AFTER a particularly hectic time in Westminster, I was delighted to be able to enjoy a few days rest with the family at home. Our beautiful constituency is even more wonderful in the glorious sunshine we enjoyed over the Easter period.

However, as wonderful as the sunny warm weather has been, the climate change protests that have been going on across London reinforce the stark warnings that our actions are contributing to global warming which is harming our planet.

As well as MPs returning to Parliament on Tuesday, we also had a visit from Greta Thunberg, the remarkable 16-year old who has been a key figurehead in inspiring so many young people to take up this important cause.

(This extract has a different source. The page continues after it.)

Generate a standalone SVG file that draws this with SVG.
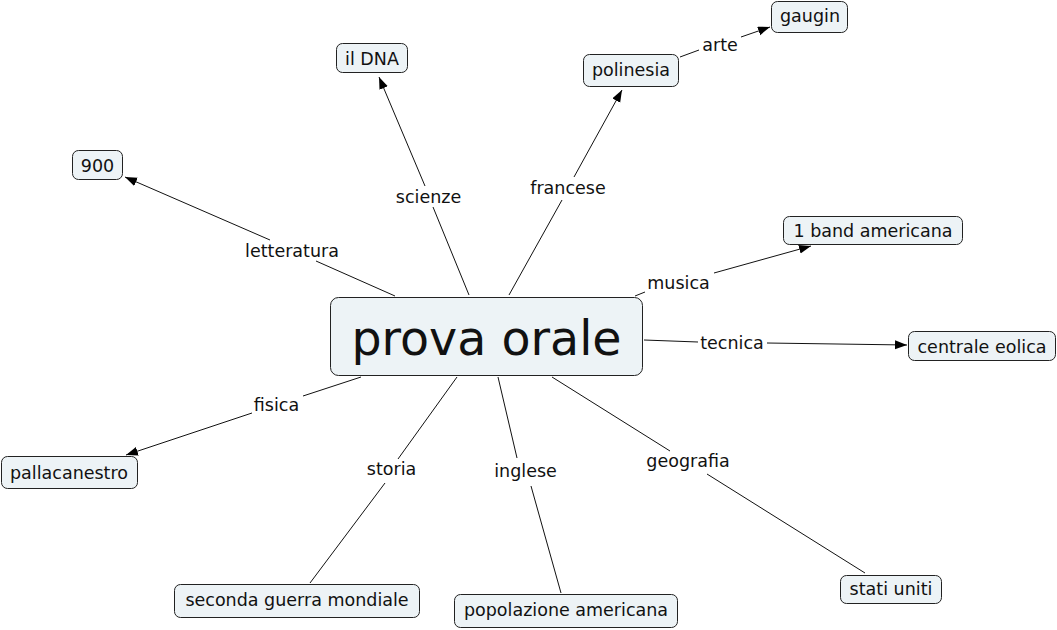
<svg xmlns="http://www.w3.org/2000/svg" width="1057" height="630" viewBox="0 0 1057 630">
<defs>
<marker id="arr" markerUnits="userSpaceOnUse" markerWidth="13" markerHeight="10" refX="12" refY="4.5" orient="auto">
<path d="M0,0 L12,4.5 L0,9 z" fill="#000"/>
</marker>
<style>
.n rect{fill:#edf3f6;stroke:#222;stroke-width:1}
.t{font-family:"DejaVu Sans","Verdana",sans-serif;font-size:17.5px;fill:#111;text-anchor:middle}
.big{font-size:47.5px}
.c line{stroke:#111;stroke-width:1}
.a{marker-end:url(#arr)}
</style>
</defs>
<rect width="1057" height="630" fill="#fff"/>
<g id="connectors" class="c">
<line x1="395" y1="296" x2="316" y2="261"/>
<line class="a" x1="270" y1="240" x2="125" y2="177"/>
<line x1="469" y1="295" x2="433" y2="207"/>
<line class="a" x1="425" y1="186" x2="379" y2="77"/>
<line x1="509" y1="295" x2="562" y2="200"/>
<line class="a" x1="574" y1="177" x2="622" y2="90"/>
<line x1="680" y1="57" x2="699" y2="50"/>
<line class="a" x1="741" y1="37" x2="770" y2="27"/>
<line x1="635" y1="296" x2="645" y2="292"/>
<line class="a" x1="714" y1="273" x2="811" y2="246"/>
<line x1="644" y1="340" x2="698" y2="342"/>
<line class="a" x1="767" y1="343" x2="907" y2="345"/>
<line x1="361" y1="377" x2="303" y2="396"/>
<line class="a" x1="252" y1="413" x2="126" y2="455"/>
<line x1="457" y1="377" x2="398" y2="459"/>
<line x1="385" y1="483" x2="310" y2="583"/>
<line x1="498" y1="377" x2="517" y2="458"/>
<line x1="531" y1="486" x2="561" y2="593"/>
<line x1="552" y1="377" x2="670" y2="451"/>
<line x1="707" y1="474" x2="865" y2="573"/>
</g>
<g id="link-labels">
<text class="t" x="292" y="257">letteratura</text>
<text class="t" x="428.5" y="203">scienze</text>
<text class="t" x="568" y="194">francese</text>
<text class="t" x="720" y="51">arte</text>
<text class="t" x="678.5" y="289">musica</text>
<text class="t" x="732" y="348.5">tecnica</text>
<text class="t" x="276.5" y="411">fisica</text>
<text class="t" x="391.5" y="474.5">storia</text>
<text class="t" x="525.5" y="477">inglese</text>
<text class="t" x="688" y="467">geografia</text>
</g>
<g id="node-center" class="n">
<rect x="330.5" y="297.5" width="312" height="78" rx="8"/>
<text class="t big" x="486.5" y="355">prova orale</text>
</g>
<g id="node-dna" class="n">
<rect x="336.5" y="43.5" width="71" height="29" rx="6"/>
<text class="t" x="372" y="65">il DNA</text>
</g>
<g id="node-polinesia" class="n">
<rect x="583.5" y="54.5" width="95" height="32" rx="6"/>
<text class="t" x="631" y="76">polinesia</text>
</g>
<g id="node-gaugin" class="n">
<rect x="771.5" y="1.5" width="76" height="31" rx="6"/>
<text class="t" x="810" y="22">gaugin</text>
</g>
<g id="node-900" class="n">
<rect x="72.5" y="150.5" width="50" height="29" rx="6"/>
<text class="t" x="97.5" y="172">900</text>
</g>
<g id="node-band" class="n">
<rect x="783.5" y="216.5" width="179" height="28" rx="6"/>
<text class="t" x="873" y="237">1 band americana</text>
</g>
<g id="node-eolica" class="n">
<rect x="908.5" y="331.5" width="147" height="29" rx="6"/>
<text class="t" x="982" y="353">centrale eolica</text>
</g>
<g id="node-pallacanestro" class="n">
<rect x="1.5" y="456.5" width="136" height="32" rx="6"/>
<text class="t" x="69" y="478.5">pallacanestro</text>
</g>
<g id="node-seconda" class="n">
<rect x="174.5" y="584.5" width="245" height="33" rx="6"/>
<text class="t" x="297" y="605.5">seconda guerra mondiale</text>
</g>
<g id="node-popolazione" class="n">
<rect x="454.5" y="594.5" width="223" height="33" rx="6"/>
<text class="t" x="566" y="615.5">popolazione americana</text>
</g>
<g id="node-stati" class="n">
<rect x="840.5" y="575.5" width="101" height="28" rx="6"/>
<text class="t" x="891" y="595">stati uniti</text>
</g>
</svg>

As minister for energy and clean growth, I was happy to debate this topic in the House of Commons on Tuesday, both answering an Urgent Question on the protests and delivering a statement on our progress in decarbonising our economy.

In my statement, I welcomed the passion and fervour of the protesters, and their constant reminder to us of the duties we face in raising our eyes for the next few years of the conversation about our relationship with Europe and thinking about the long-term challenges that we face.

However, I also hope those who have taken their passion public will continue to express their views without disrupting the daily lives of ordinary people, and without endangering the safety of the public or undermining the consensus we will need to support further, bolder action.

I think it is also important to recognise and celebrate the huge progress that we have made already in decarbonising our economy.

That is why I was delighted that last year saw another record year for renewables, which generated 53 per cent of our electricity, whilst coal generation continued to fall to just five per cent.

Our ‘Powering Past Coal’ commitment, which I launched along with the Canadian Climate Minister, means that our power mix will be completely free from coal by 2024. In addition, we have said that by 2030 up to 70 per cent of our electricity generation will be from clean renewable sources, as we continue to decarbonise our economy.

We also know that we have to do more. That is why we have commissioned advice from the Committee on Climate Change on our long-term targets, including on the setting of a net zero target. I look forward to receiving a response from the committee later this year.